For students in the UK, riding the rental rollercoaster is considered an unavoidable part of the university experience, and the ups and downs don’t come cheap. The National Union of Students (NUS) reports that English students can expect to pay £4,834 a year in rent; in London the average student shells out £6,143.
Gordon Maloney, president of NUS Scotland says: "From charging illegal fees, to withholding deposits for spurious reasons, and worse, far too many tenants still find themselves in an unequal and unfair position."
There could soon be an alternative. Across the UK, student housing cooperatives are emerging as a way for students to bypass landlords and take control of their own accommodation.
In a housing cooperative, each tenant is also a shareholder and has an interest in building and maintaining the property as a communal space. It’s a model that’s been used across the pond for decades, and student activists are hoping that they can repeat the success of housing cooperatives in California and Canada over here.

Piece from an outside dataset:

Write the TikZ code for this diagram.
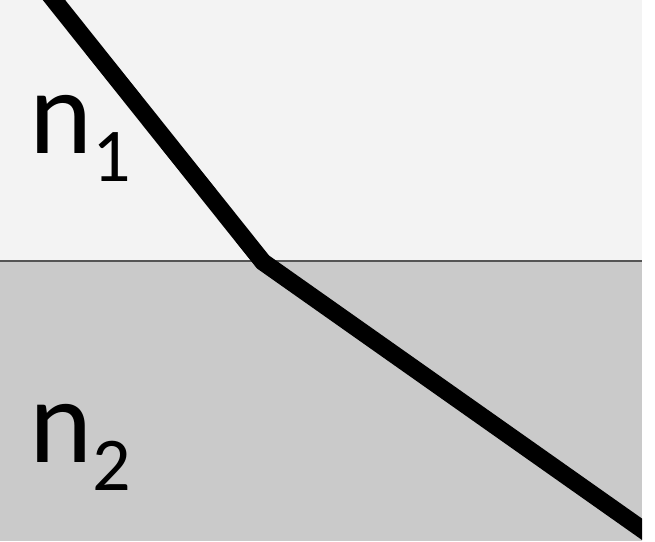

Most housing co-ops are small and have maybe a dozen tenants, but projects like the Berkeley student cooperative in the US house hundreds. Cooking is done communally, and essential maintenance duties are also performed by students. Many cooperatives operate on a democratic basis, with decisions about matters large and small – from which colour to repaint a wall to how the cooperative invests any profits – voted on by its members. The result is rather like a student-run halls of residence.